### [Objective]
All of the data should be repeated exactly; pictures are not part of the copy.
—————
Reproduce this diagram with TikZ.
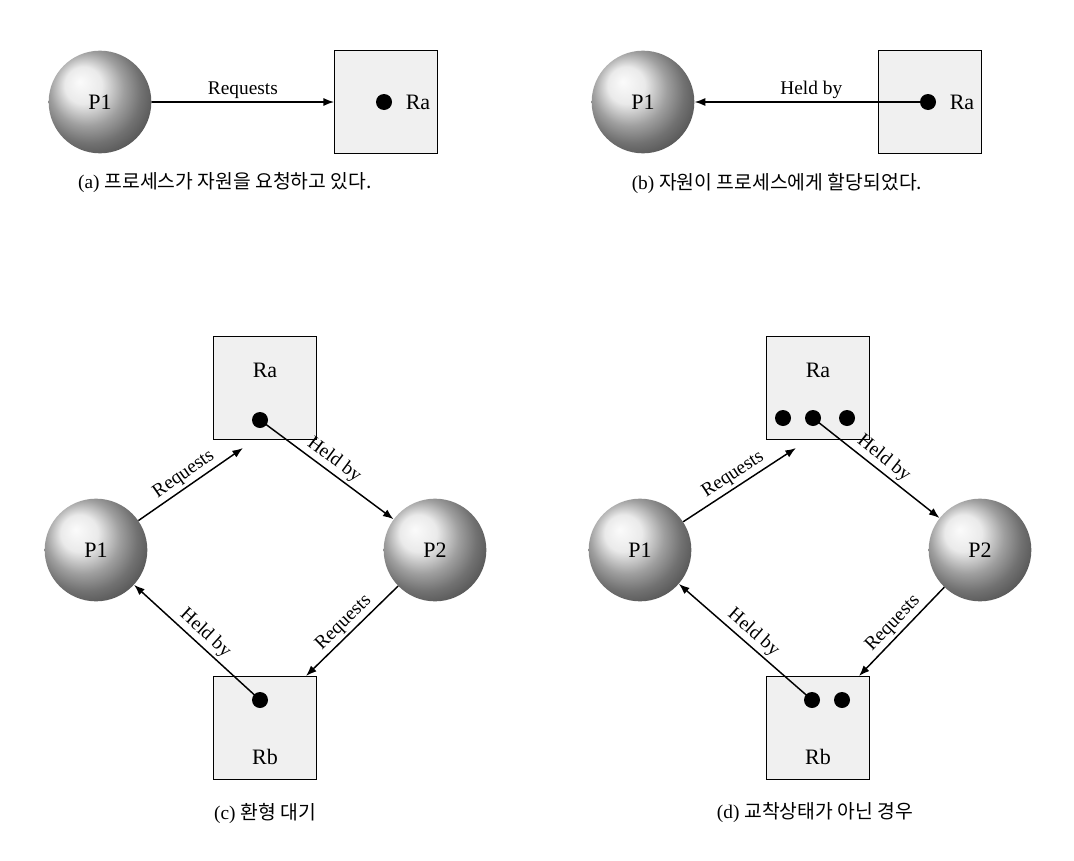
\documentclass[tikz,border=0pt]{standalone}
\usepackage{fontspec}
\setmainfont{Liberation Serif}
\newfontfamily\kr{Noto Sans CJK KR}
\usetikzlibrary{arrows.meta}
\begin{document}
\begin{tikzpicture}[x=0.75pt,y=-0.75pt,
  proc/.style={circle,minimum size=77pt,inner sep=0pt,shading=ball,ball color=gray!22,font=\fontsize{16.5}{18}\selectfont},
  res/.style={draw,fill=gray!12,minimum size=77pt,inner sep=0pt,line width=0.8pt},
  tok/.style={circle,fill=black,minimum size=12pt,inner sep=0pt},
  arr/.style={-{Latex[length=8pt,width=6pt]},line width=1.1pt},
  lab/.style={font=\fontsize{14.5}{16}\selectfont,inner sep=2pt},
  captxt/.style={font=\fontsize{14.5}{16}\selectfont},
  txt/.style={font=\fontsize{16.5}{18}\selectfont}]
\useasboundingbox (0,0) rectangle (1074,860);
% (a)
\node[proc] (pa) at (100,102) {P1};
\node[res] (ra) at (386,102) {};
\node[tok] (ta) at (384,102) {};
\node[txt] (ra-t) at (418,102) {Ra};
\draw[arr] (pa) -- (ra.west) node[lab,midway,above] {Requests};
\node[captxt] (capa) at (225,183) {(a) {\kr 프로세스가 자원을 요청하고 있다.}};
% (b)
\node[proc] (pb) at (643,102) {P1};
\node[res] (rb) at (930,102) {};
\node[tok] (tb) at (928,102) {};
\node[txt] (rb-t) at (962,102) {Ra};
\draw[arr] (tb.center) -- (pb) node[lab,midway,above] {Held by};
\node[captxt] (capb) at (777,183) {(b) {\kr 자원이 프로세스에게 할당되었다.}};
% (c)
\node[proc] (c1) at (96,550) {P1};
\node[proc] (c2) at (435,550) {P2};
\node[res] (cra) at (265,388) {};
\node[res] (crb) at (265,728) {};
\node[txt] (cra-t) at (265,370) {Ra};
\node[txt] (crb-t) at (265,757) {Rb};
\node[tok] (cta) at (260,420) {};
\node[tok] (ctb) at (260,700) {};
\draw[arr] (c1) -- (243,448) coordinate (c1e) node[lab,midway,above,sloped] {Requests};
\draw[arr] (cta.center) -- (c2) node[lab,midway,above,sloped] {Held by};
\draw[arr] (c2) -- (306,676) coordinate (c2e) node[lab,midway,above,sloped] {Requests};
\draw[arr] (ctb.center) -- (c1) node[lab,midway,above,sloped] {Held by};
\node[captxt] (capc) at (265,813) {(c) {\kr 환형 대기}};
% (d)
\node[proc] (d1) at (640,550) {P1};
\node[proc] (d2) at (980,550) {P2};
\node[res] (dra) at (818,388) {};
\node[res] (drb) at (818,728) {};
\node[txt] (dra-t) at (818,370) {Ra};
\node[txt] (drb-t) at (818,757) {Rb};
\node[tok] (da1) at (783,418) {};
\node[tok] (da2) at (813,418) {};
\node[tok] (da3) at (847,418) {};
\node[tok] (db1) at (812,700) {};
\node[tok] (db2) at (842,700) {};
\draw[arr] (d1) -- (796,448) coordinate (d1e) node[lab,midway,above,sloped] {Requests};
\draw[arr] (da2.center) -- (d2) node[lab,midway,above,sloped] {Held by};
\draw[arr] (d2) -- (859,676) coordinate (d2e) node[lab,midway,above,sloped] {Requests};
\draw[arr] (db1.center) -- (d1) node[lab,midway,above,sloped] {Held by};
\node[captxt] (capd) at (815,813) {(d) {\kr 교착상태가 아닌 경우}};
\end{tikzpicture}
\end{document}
—————
### [Exercise response]
Reproduce this diagram with TikZ.
\documentclass[tikz,border=0pt]{standalone}
\usepackage{fontspec}
\setmainfont{Liberation Serif}
\newfontfamily\kr{Noto Sans CJK KR}
\usetikzlibrary{arrows.meta}
\begin{document}
\begin{tikzpicture}[x=0.75pt,y=-0.75pt,
  proc/.style={circle,minimum size=77pt,inner sep=0pt,shading=ball,ball color=gray!22,font=\fontsize{16.5}{18}\selectfont},
  res/.style={draw,fill=gray!12,minimum size=77pt,inner sep=0pt,line width=0.8pt},
  tok/.style={circle,fill=black,minimum size=12pt,inner sep=0pt},
  arr/.style={-{Latex[length=8pt,width=6pt]},line width=1.1pt},
  lab/.style={font=\fontsize{14.5}{16}\selectfont,inner sep=2pt},
  captxt/.style={font=\fontsize{14.5}{16}\selectfont},
  txt/.style={font=\fontsize{16.5}{18}\selectfont}]
\useasboundingbox (0,0) rectangle (1074,860);
% (a)
\node[proc] (pa) at (100,102) {P1};
\node[res] (ra) at (386,102) {};
\node[tok] (ta) at (384,102) {};
\node[txt] (ra-t) at (418,102) {Ra};
\draw[arr] (pa) -- (ra.west) node[lab,midway,above] {Requests};
\node[captxt] (capa) at (225,183) {(a) {\kr 프로세스가 자원을 요청하고 있다.}};
% (b)
\node[proc] (pb) at (643,102) {P1};
\node[res] (rb) at (930,102) {};
\node[tok] (tb) at (928,102) {};
\node[txt] (rb-t) at (962,102) {Ra};
\draw[arr] (tb.center) -- (pb) node[lab,midway,above] {Held by};
\node[captxt] (capb) at (777,183) {(b) {\kr 자원이 프로세스에게 할당되었다.}};
% (c)
\node[proc] (c1) at (96,550) {P1};
\node[proc] (c2) at (435,550) {P2};
\node[res] (cra) at (265,388) {};
\node[res] (crb) at (265,728) {};
\node[txt] (cra-t) at (265,370) {Ra};
\node[txt] (crb-t) at (265,757) {Rb};
\node[tok] (cta) at (260,420) {};
\node[tok] (ctb) at (260,700) {};
\draw[arr] (c1) -- (243,448) coordinate (c1e) node[lab,midway,above,sloped] {Requests};
\draw[arr] (cta.center) -- (c2) node[lab,midway,above,sloped] {Held by};
\draw[arr] (c2) -- (306,676) coordinate (c2e) node[lab,midway,above,sloped] {Requests};
\draw[arr] (ctb.center) -- (c1) node[lab,midway,above,sloped] {Held by};
\node[captxt] (capc) at (265,813) {(c) {\kr 환형 대기}};
% (d)
\node[proc] (d1) at (640,550) {P1};
\node[proc] (d2) at (980,550) {P2};
\node[res] (dra) at (818,388) {};
\node[res] (drb) at (818,728) {};
\node[txt] (dra-t) at (818,370) {Ra};
\node[txt] (drb-t) at (818,757) {Rb};
\node[tok] (da1) at (783,418) {};
\node[tok] (da2) at (813,418) {};
\node[tok] (da3) at (847,418) {};
\node[tok] (db1) at (812,700) {};
\node[tok] (db2) at (842,700) {};
\draw[arr] (d1) -- (796,448) coordinate (d1e) node[lab,midway,above,sloped] {Requests};
\draw[arr] (da2.center) -- (d2) node[lab,midway,above,sloped] {Held by};
\draw[arr] (d2) -- (859,676) coordinate (d2e) node[lab,midway,above,sloped] {Requests};
\draw[arr] (db1.center) -- (d1) node[lab,midway,above,sloped] {Held by};
\node[captxt] (capd) at (815,813) {(d) {\kr 교착상태가 아닌 경우}};
\end{tikzpicture}
\end{document}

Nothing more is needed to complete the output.